Entries with chart source code
┄┄┄┄┄┄┄┄┄┄┄┄┄┄┄┄┄┄┄┄

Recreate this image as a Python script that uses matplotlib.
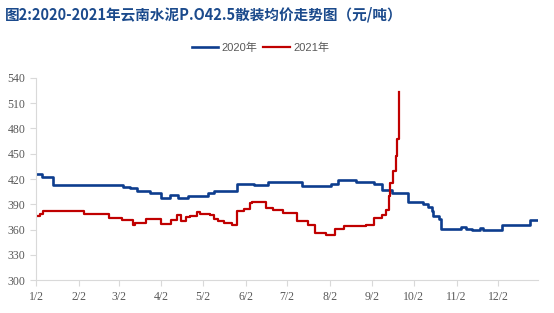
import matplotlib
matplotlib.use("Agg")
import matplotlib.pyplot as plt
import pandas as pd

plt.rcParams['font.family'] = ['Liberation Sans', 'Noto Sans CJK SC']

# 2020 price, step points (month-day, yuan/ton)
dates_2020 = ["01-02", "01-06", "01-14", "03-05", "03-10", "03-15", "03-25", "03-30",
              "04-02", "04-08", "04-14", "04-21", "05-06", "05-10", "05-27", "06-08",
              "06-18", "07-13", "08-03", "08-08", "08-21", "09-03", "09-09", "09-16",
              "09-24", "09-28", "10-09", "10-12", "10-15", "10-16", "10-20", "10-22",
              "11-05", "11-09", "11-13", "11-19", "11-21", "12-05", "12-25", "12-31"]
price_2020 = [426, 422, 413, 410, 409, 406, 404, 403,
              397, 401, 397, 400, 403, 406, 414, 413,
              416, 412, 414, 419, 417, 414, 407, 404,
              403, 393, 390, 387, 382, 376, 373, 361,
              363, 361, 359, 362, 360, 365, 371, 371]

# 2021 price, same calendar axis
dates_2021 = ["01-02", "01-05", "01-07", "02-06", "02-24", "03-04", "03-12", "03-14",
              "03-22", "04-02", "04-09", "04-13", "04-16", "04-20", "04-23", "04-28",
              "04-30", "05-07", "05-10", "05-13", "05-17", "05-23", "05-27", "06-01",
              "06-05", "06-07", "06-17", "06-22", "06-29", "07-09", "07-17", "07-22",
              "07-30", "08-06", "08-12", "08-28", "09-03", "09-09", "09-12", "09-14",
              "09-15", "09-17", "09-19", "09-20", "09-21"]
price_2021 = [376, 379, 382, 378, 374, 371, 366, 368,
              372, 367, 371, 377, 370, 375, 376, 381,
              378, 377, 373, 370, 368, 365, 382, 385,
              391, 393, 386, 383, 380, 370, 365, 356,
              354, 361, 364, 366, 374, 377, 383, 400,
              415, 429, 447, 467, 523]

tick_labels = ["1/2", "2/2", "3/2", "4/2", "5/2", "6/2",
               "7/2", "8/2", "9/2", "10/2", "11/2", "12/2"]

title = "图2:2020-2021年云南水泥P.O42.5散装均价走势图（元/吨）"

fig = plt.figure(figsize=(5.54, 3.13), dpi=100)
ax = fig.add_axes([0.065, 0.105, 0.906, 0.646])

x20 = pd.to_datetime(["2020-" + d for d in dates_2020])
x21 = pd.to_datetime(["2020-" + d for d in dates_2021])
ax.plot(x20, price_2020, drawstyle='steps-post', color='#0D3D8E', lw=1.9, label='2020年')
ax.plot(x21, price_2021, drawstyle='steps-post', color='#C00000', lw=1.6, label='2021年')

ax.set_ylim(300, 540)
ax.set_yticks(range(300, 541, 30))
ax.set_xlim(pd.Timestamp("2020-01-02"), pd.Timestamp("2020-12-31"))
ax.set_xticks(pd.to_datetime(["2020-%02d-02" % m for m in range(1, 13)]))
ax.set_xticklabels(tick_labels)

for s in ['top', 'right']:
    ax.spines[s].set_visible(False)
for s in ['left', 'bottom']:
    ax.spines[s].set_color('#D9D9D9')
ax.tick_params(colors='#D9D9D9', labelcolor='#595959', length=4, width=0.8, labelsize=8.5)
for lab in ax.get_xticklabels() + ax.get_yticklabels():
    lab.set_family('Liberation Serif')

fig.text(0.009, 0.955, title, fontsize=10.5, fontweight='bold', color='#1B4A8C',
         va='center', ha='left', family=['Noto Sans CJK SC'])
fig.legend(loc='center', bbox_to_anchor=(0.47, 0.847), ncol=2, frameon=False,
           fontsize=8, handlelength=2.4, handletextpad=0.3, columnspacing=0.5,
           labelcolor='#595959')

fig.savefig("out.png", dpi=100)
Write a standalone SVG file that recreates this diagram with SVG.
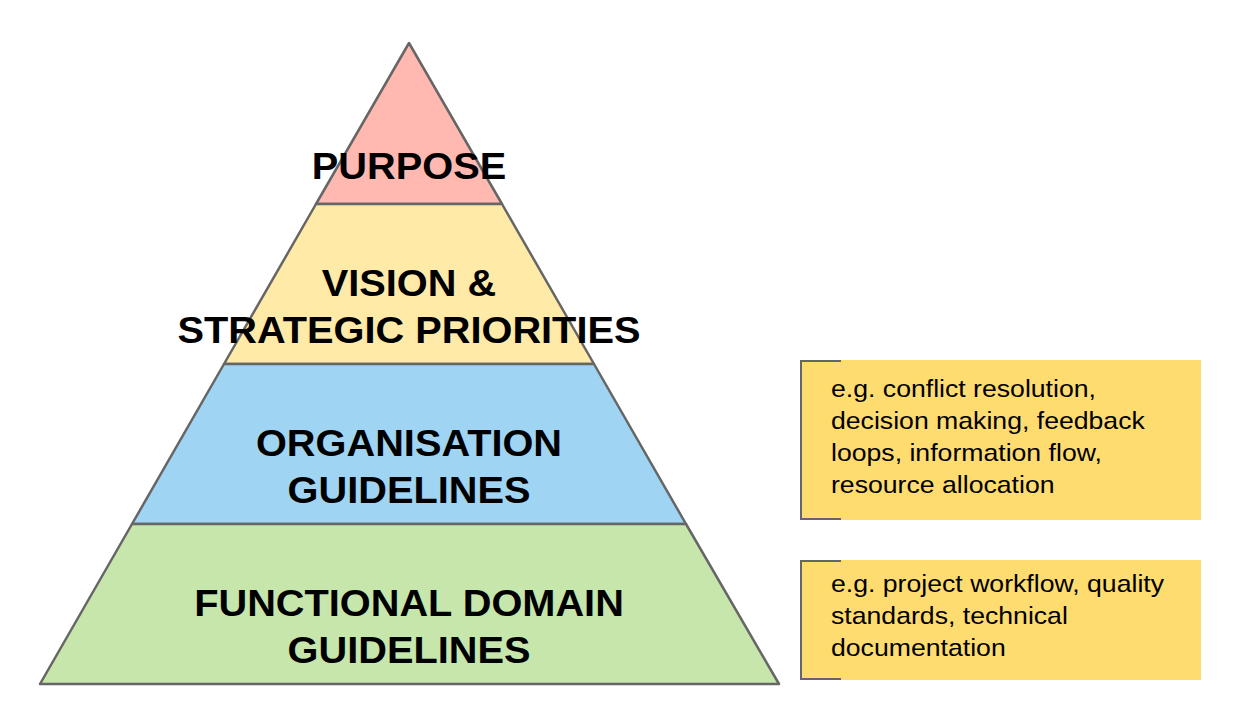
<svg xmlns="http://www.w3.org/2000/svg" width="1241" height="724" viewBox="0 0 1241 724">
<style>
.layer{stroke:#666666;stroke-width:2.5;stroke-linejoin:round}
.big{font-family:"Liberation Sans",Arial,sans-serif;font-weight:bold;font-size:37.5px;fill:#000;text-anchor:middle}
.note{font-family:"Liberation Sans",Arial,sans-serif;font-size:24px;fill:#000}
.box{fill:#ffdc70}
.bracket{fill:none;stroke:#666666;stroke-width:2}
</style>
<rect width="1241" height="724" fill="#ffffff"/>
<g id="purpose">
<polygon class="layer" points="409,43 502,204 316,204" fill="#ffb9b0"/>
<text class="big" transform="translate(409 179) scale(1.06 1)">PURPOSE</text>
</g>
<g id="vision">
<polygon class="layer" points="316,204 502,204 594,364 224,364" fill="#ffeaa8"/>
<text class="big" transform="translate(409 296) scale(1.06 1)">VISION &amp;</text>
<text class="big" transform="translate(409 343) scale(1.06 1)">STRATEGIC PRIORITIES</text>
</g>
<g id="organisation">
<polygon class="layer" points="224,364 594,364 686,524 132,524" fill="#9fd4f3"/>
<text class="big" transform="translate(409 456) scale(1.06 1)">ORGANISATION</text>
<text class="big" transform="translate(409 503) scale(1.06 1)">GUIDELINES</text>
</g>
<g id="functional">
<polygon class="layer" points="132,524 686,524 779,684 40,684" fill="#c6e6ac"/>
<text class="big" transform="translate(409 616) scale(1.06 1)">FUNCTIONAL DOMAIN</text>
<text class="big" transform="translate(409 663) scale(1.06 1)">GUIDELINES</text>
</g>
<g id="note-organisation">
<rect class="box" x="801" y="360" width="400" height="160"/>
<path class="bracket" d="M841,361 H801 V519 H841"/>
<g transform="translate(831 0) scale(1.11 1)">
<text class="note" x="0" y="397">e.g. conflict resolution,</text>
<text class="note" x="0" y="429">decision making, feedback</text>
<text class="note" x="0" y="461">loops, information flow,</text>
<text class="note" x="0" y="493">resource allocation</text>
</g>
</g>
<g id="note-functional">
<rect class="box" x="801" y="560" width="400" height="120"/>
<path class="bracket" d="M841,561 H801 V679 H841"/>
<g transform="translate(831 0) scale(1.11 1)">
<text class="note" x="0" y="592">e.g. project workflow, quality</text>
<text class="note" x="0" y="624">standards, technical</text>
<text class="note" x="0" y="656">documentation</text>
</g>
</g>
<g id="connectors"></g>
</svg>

┄┄┄┄┄┄┄┄┄┄┄┄┄┄┄┄┄┄┄┄

### [Your instructions]
Print all the records again exactly; do not include any picture.

### [Written answer]
Recreate this image as a Python script that uses matplotlib.
import matplotlib
matplotlib.use("Agg")
import matplotlib.pyplot as plt
import pandas as pd

plt.rcParams['font.family'] = ['Liberation Sans', 'Noto Sans CJK SC']

# 2020 price, step points (month-day, yuan/ton)
dates_2020 = ["01-02", "01-06", "01-14", "03-05", "03-10", "03-15", "03-25", "03-30",
              "04-02", "04-08", "04-14", "04-21", "05-06", "05-10", "05-27", "06-08",
              "06-18", "07-13", "08-03", "08-08", "08-21", "09-03", "09-09", "09-16",
              "09-24", "09-28", "10-09", "10-12", "10-15", "10-16", "10-20", "10-22",
              "11-05", "11-09", "11-13", "11-19", "11-21", "12-05", "12-25", "12-31"]
price_2020 = [426, 422, 413, 410, 409, 406, 404, 403,
              397, 401, 397, 400, 403, 406, 414, 413,
              416, 412, 414, 419, 417, 414, 407, 404,
              403, 393, 390, 387, 382, 376, 373, 361,
              363, 361, 359, 362, 360, 365, 371, 371]

# 2021 price, same calendar axis
dates_2021 = ["01-02", "01-05", "01-07", "02-06", "02-24", "03-04", "03-12", "03-14",
              "03-22", "04-02", "04-09", "04-13", "04-16", "04-20", "04-23", "04-28",
              "04-30", "05-07", "05-10", "05-13", "05-17", "05-23", "05-27", "06-01",
              "06-05", "06-07", "06-17", "06-22", "06-29", "07-09", "07-17", "07-22",
              "07-30", "08-06", "08-12", "08-28", "09-03", "09-09", "09-12", "09-14",
              "09-15", "09-17", "09-19", "09-20", "09-21"]
price_2021 = [376, 379, 382, 378, 374, 371, 366, 368,
              372, 367, 371, 377, 370, 375, 376, 381,
              378, 377, 373, 370, 368, 365, 382, 385,
              391, 393, 386, 383, 380, 370, 365, 356,
              354, 361, 364, 366, 374, 377, 383, 400,
              415, 429, 447, 467, 523]

tick_labels = ["1/2", "2/2", "3/2", "4/2", "5/2", "6/2",
               "7/2", "8/2", "9/2", "10/2", "11/2", "12/2"]

title = "图2:2020-2021年云南水泥P.O42.5散装均价走势图（元/吨）"

fig = plt.figure(figsize=(5.54, 3.13), dpi=100)
ax = fig.add_axes([0.065, 0.105, 0.906, 0.646])

x20 = pd.to_datetime(["2020-" + d for d in dates_2020])
x21 = pd.to_datetime(["2020-" + d for d in dates_2021])
ax.plot(x20, price_2020, drawstyle='steps-post', color='#0D3D8E', lw=1.9, label='2020年')
ax.plot(x21, price_2021, drawstyle='steps-post', color='#C00000', lw=1.6, label='2021年')

ax.set_ylim(300, 540)
ax.set_yticks(range(300, 541, 30))
ax.set_xlim(pd.Timestamp("2020-01-02"), pd.Timestamp("2020-12-31"))
ax.set_xticks(pd.to_datetime(["2020-%02d-02" % m for m in range(1, 13)]))
ax.set_xticklabels(tick_labels)

for s in ['top', 'right']:
    ax.spines[s].set_visible(False)
for s in ['left', 'bottom']:
    ax.spines[s].set_color('#D9D9D9')
ax.tick_params(colors='#D9D9D9', labelcolor='#595959', length=4, width=0.8, labelsize=8.5)
for lab in ax.get_xticklabels() + ax.get_yticklabels():
    lab.set_family('Liberation Serif')

fig.text(0.009, 0.955, title, fontsize=10.5, fontweight='bold', color='#1B4A8C',
         va='center', ha='left', family=['Noto Sans CJK SC'])
fig.legend(loc='center', bbox_to_anchor=(0.47, 0.847), ncol=2, frameon=False,
           fontsize=8, handlelength=2.4, handletextpad=0.3, columnspacing=0.5,
           labelcolor='#595959')

fig.savefig("out.png", dpi=100)
Write a standalone SVG file that recreates this diagram with SVG.
<svg xmlns="http://www.w3.org/2000/svg" width="1241" height="724" viewBox="0 0 1241 724">
<style>
.layer{stroke:#666666;stroke-width:2.5;stroke-linejoin:round}
.big{font-family:"Liberation Sans",Arial,sans-serif;font-weight:bold;font-size:37.5px;fill:#000;text-anchor:middle}
.note{font-family:"Liberation Sans",Arial,sans-serif;font-size:24px;fill:#000}
.box{fill:#ffdc70}
.bracket{fill:none;stroke:#666666;stroke-width:2}
</style>
<rect width="1241" height="724" fill="#ffffff"/>
<g id="purpose">
<polygon class="layer" points="409,43 502,204 316,204" fill="#ffb9b0"/>
<text class="big" transform="translate(409 179) scale(1.06 1)">PURPOSE</text>
</g>
<g id="vision">
<polygon class="layer" points="316,204 502,204 594,364 224,364" fill="#ffeaa8"/>
<text class="big" transform="translate(409 296) scale(1.06 1)">VISION &amp;</text>
<text class="big" transform="translate(409 343) scale(1.06 1)">STRATEGIC PRIORITIES</text>
</g>
<g id="organisation">
<polygon class="layer" points="224,364 594,364 686,524 132,524" fill="#9fd4f3"/>
<text class="big" transform="translate(409 456) scale(1.06 1)">ORGANISATION</text>
<text class="big" transform="translate(409 503) scale(1.06 1)">GUIDELINES</text>
</g>
<g id="functional">
<polygon class="layer" points="132,524 686,524 779,684 40,684" fill="#c6e6ac"/>
<text class="big" transform="translate(409 616) scale(1.06 1)">FUNCTIONAL DOMAIN</text>
<text class="big" transform="translate(409 663) scale(1.06 1)">GUIDELINES</text>
</g>
<g id="note-organisation">
<rect class="box" x="801" y="360" width="400" height="160"/>
<path class="bracket" d="M841,361 H801 V519 H841"/>
<g transform="translate(831 0) scale(1.11 1)">
<text class="note" x="0" y="397">e.g. conflict resolution,</text>
<text class="note" x="0" y="429">decision making, feedback</text>
<text class="note" x="0" y="461">loops, information flow,</text>
<text class="note" x="0" y="493">resource allocation</text>
</g>
</g>
<g id="note-functional">
<rect class="box" x="801" y="560" width="400" height="120"/>
<path class="bracket" d="M841,561 H801 V679 H841"/>
<g transform="translate(831 0) scale(1.11 1)">
<text class="note" x="0" y="592">e.g. project workflow, quality</text>
<text class="note" x="0" y="624">standards, technical</text>
<text class="note" x="0" y="656">documentation</text>
</g>
</g>
<g id="connectors"></g>
</svg>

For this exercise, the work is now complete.